Monday, September 8, 2014

Division of Debts in Divorce

As always. Please don’t take this as legal advice or opinion. I am not an attorney, nor do I work for an attorney. If you need to discuss the specifics of your case please seek the advice of an experienced family law attorney.

So a person is heading into a divorce and they have some debt that needs dividing up. This post is about some of the very serious and long term issues that can pop up if they're not careful.

Once the divorce papers are filed there's a document called a "Credit Notice" with the divorce papers. This Notice is required to be included in the divorce per Arizona Law (A.R.S. 25-318).

The problem is that it seems like a lot of people don't have a good understanding of what the Credit Notice means. The Notice reads in part:

In your property settlement agreement or decree of dissolution or legal separation, the court may assign responsibility for certain community debts to one spouse or the other. Please be aware that a court order that does this is binding on the spouses only and does not necessarily relieve either of you from your responsibility for these community debts. These debts are matters of contract between both of you and your creditors (such as banks, credit unions, credit card issuers, finance companies, utility companies, medical providers and retailers).

Since your creditors are not parties to this court case, they are not bound by court orders or any agreements you and your spouse reach in this case. On request, the court may impose a lien against the separate property of a spouse to secure payment of debts that the court orders that spouse to pay.

You may want to contact your creditors to discuss your debts as well as the possible effects of your court case on your debts. To assist you in identifying your creditors, you may obtain a copy of your spouse's credit report by making a written request to the court for an order requiring a credit reporting agency to release the report to you. Within thirty days after receipt of a request from a spouse who is party to a dissolution of marriage or legal separation action, which includes the court and case number of the action, creditors are required by law to provide information as to the balance and account status of any debts for which the requesting spouse may be liable to the creditor.

What this means is that the judge in the divorce case:

MAY and WILL make orders telling the husband and wife to do certain things, pay certain bills, or meet certain financial obligations.


CANNOT and WILL NOT make orders telling their creditors what to do such as refinance a debt, remove a name from an account, or release someone from a liability.

So who or what is a creditor? Simple, anyone you or your spouse owe money to. This includes things like your mortgage company, the company that finances your car, your credit card company, your landlord, your utility company, the IRS, and your spouse's sister that loaned you guys $1,000 last year.

Let's take an example:

A couple is getting a divorce and they have three debts:

The first is a credit card with $5,000 owing on it. Only the husband is listed on the account.

The second is a new 30 year home mortgage with $180,000 owing on it. Both the husband and wife are listed on the mortgage.

The third is the wife's school loan with $20,000 owing on it. Only the wife is listed on the loan.
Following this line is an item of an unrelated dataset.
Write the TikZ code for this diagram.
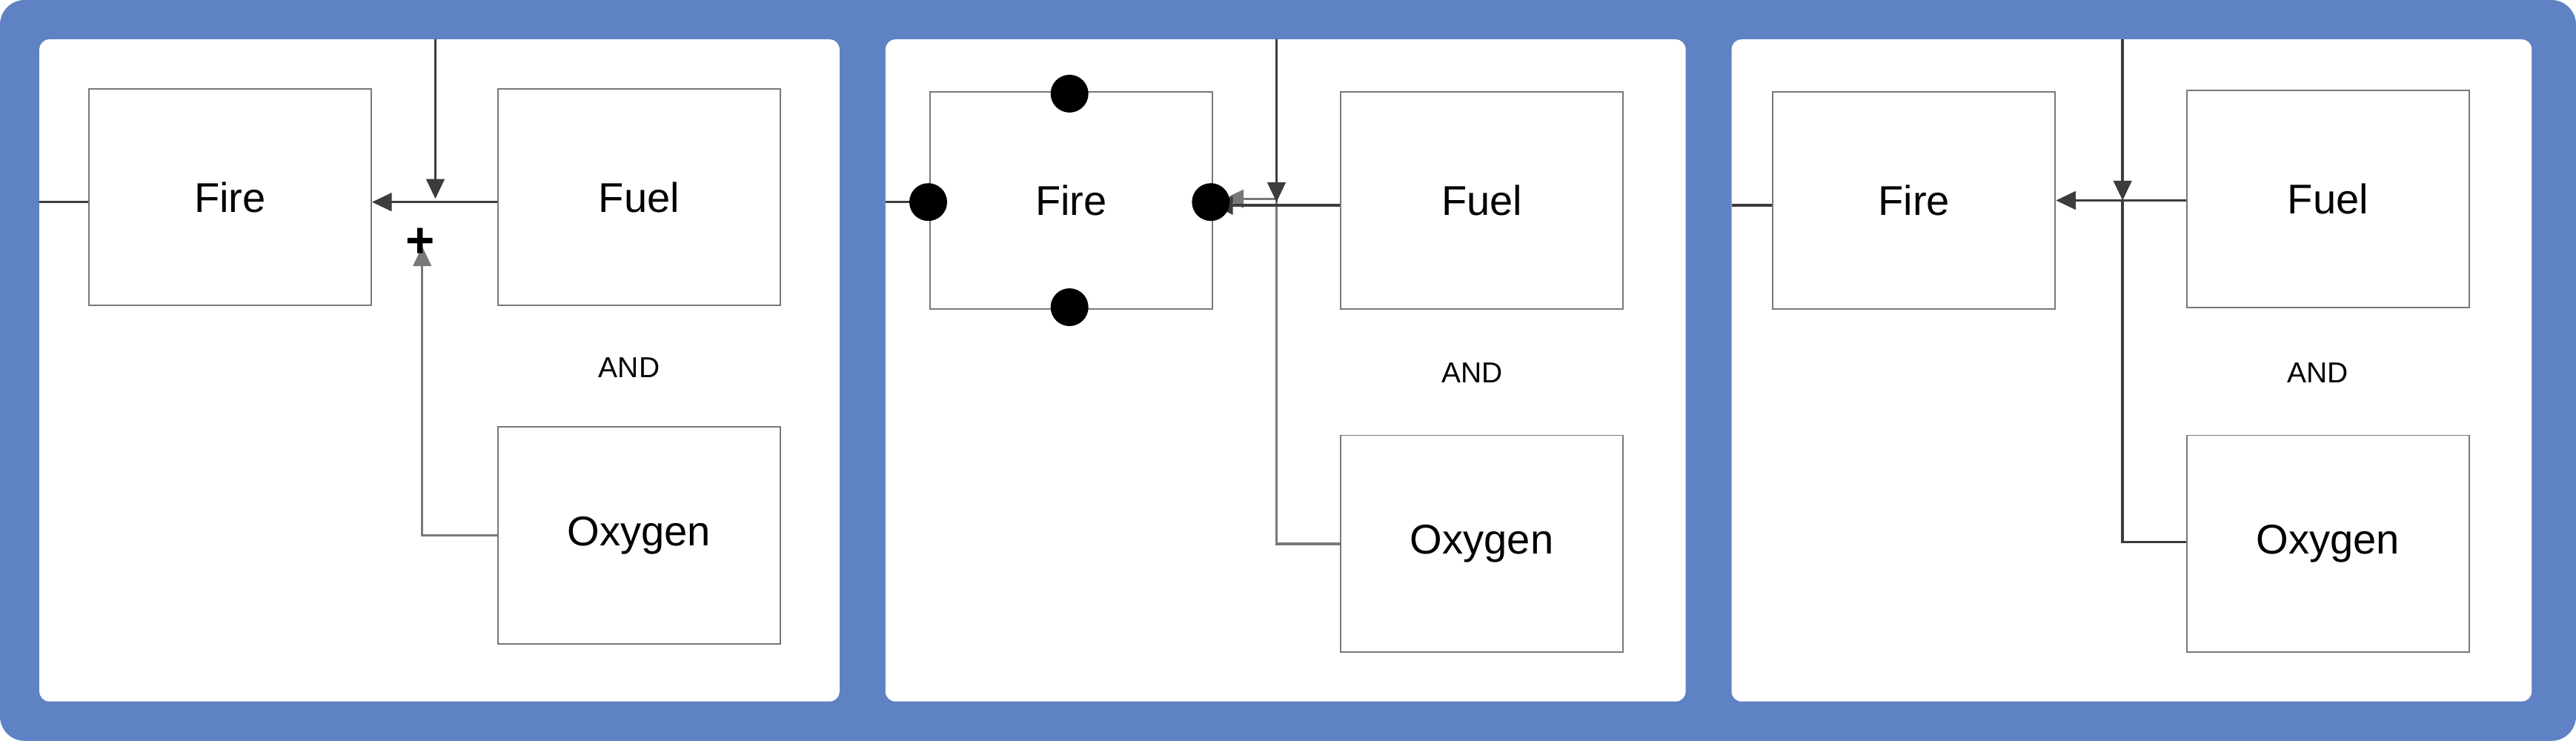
\documentclass[tikz,border=0pt]{standalone}
\usepackage{fontspec}
\setmainfont{Liberation Sans}
\usetikzlibrary{arrows.meta,positioning,calc}
\definecolor{frameblue}{RGB}{95,130,196}
\definecolor{boxline}{RGB}{120,120,120}
\definecolor{wire}{RGB}{60,60,60}
\tikzset{
  box/.style={draw=boxline, line width=0.5pt, minimum width=3.44cm, minimum height=2.64cm, inner sep=0pt, font=\Large},
  panel/.style={fill=white, rounded corners=0.12cm},
  link/.style={draw=wire, line width=0.9pt},
  greylink/.style={draw=boxline, line width=0.9pt},
  tip/.style={-{Triangle[length=0.24cm,width=0.22cm]}},
  dot/.style={circle, fill=black, minimum size=0.46cm, inner sep=0pt},
  andlabel/.style={font=\normalsize}
}
\begin{document}
\begin{tikzpicture}[x=0.02cm,y=-0.02cm]
    % Frame and panels
    \fill[frameblue, rounded corners=0.3cm] (0,0) rectangle (1568,451);
    \fill[panel] (24,24) rectangle (511,427);
    \fill[panel] (539,24) rectangle (1026,427);
    \fill[panel] (1054,24) rectangle (1541,427);

    % First panel
    \node[box] (fireA) at (140,120) {Fire};
    \node[box] (fuelA) at (389,120) {Fuel};
    \node[box] (oxyA) at (389,326) {Oxygen};
    \node[andlabel] (andA) at (383,224) {AND};
    \coordinate (inA) at (24,123);
    \coordinate (topA) at (265,24);
    \coordinate (plusA) at (257,150);
    \draw[link] (inA) -- (fireA.west |- inA);
    \draw[link, tip] (topA) -- (265,121);
    \draw[link, tip] (fuelA.west |- 0,123) -- (fireA.east |- 0,123);
    \draw[greylink, tip] (oxyA.west) -- (257,326) -- (plusA);
    \node[font=\bfseries\LARGE] (plus) at (256,148) {+};

    % Second panel
    \node[box] (fireB) at (652,122) {Fire};
    \node[box] (fuelB) at (902,122) {Fuel};
    \node[box] (oxyB) at (902,331) {Oxygen};
    \node[andlabel] (andB) at (896,227) {AND};
    \coordinate (inB) at (539,123);
    \coordinate (topB) at (777,24);
    \draw[link] (inB) -- (fireB.west |- inB);
    \draw[greylink, tip] (oxyB.west) -- (777,331) -- (777,121) -- (745,121);
    \draw[link, tip] (topB) -- (777,123);
    \draw[link, tip] (fuelB.west |- 0,125) -- (fireB.east |- 0,125);
    \node[dot] (dotN) at (651,57) {};
    \node[dot] (dotW) at (565,123) {};
    \node[dot] (dotE) at (737,123) {};
    \node[dot] (dotS) at (651,187) {};

    % Third panel
    \node[box] (fireC) at (1165,122) {Fire};
    \node[box] (fuelC) at (1417,121) {Fuel};
    \node[box] (oxyC) at (1417,331) {Oxygen};
    \node[andlabel] (andC) at (1411,227) {AND};
    \coordinate (inC) at (1054,125);
    \coordinate (topC) at (1292,24);
    \draw[link] (inC) -- (fireC.west |- inC);
    \draw[link] (oxyC.west |- 0,330) -- (1292,330) -- (1292,122);
    \draw[link, tip] (topC) -- (1292,122);
    \draw[link, tip] (fuelC.west |- 0,122) -- (fireC.east |- 0,122);
\end{tikzpicture}
\end{document}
Now this couple has sat down and agreed that they want a divorce. They've discussed and agreed on how they want things divided and eventually present the following agreement to the judge:

That the husband will be assigned the $5,000 in credit card debt and that he will be 100% responsible for it.

That the husband will keep the home. He will also be assigned the $180,000 mortgage debt and that he will be 100% responsible for it.

That the wife will be assigned the $20,000 in student loan debt and that she will be 100% responsible for it.

The judge agrees and signs off on their agreement in their divorce. Seems simple right? Not so fast...

Now the husband is under court order to pay that mortgage and he has to do it. However the problem arises when the wife tries to buy another home or applies for more credit and is denied. She is denied because she still shows that she is owing on a 30 year, $180,000 home mortgage.

The wife goes to the bank holding the mortgage and shows them the divorce decree showing that the judge ordered that she was no longer responsible. The bank officer then regretfully informs her that the bank will not remove her name from the mortgage. Why?

The Court CANNOT and WILL NOT make orders telling creditors (i.e. the bank) what to do such as refinance a debt, remove a name from an account, or release someone from a liability (i.e. remove the wife from the mortgage).

She will still have that 30 year mortgage hanging over her head until the bank decides that they want to refinance her name off of the account, and they often won't. After all, they'd rather have two people owing them money and not just one.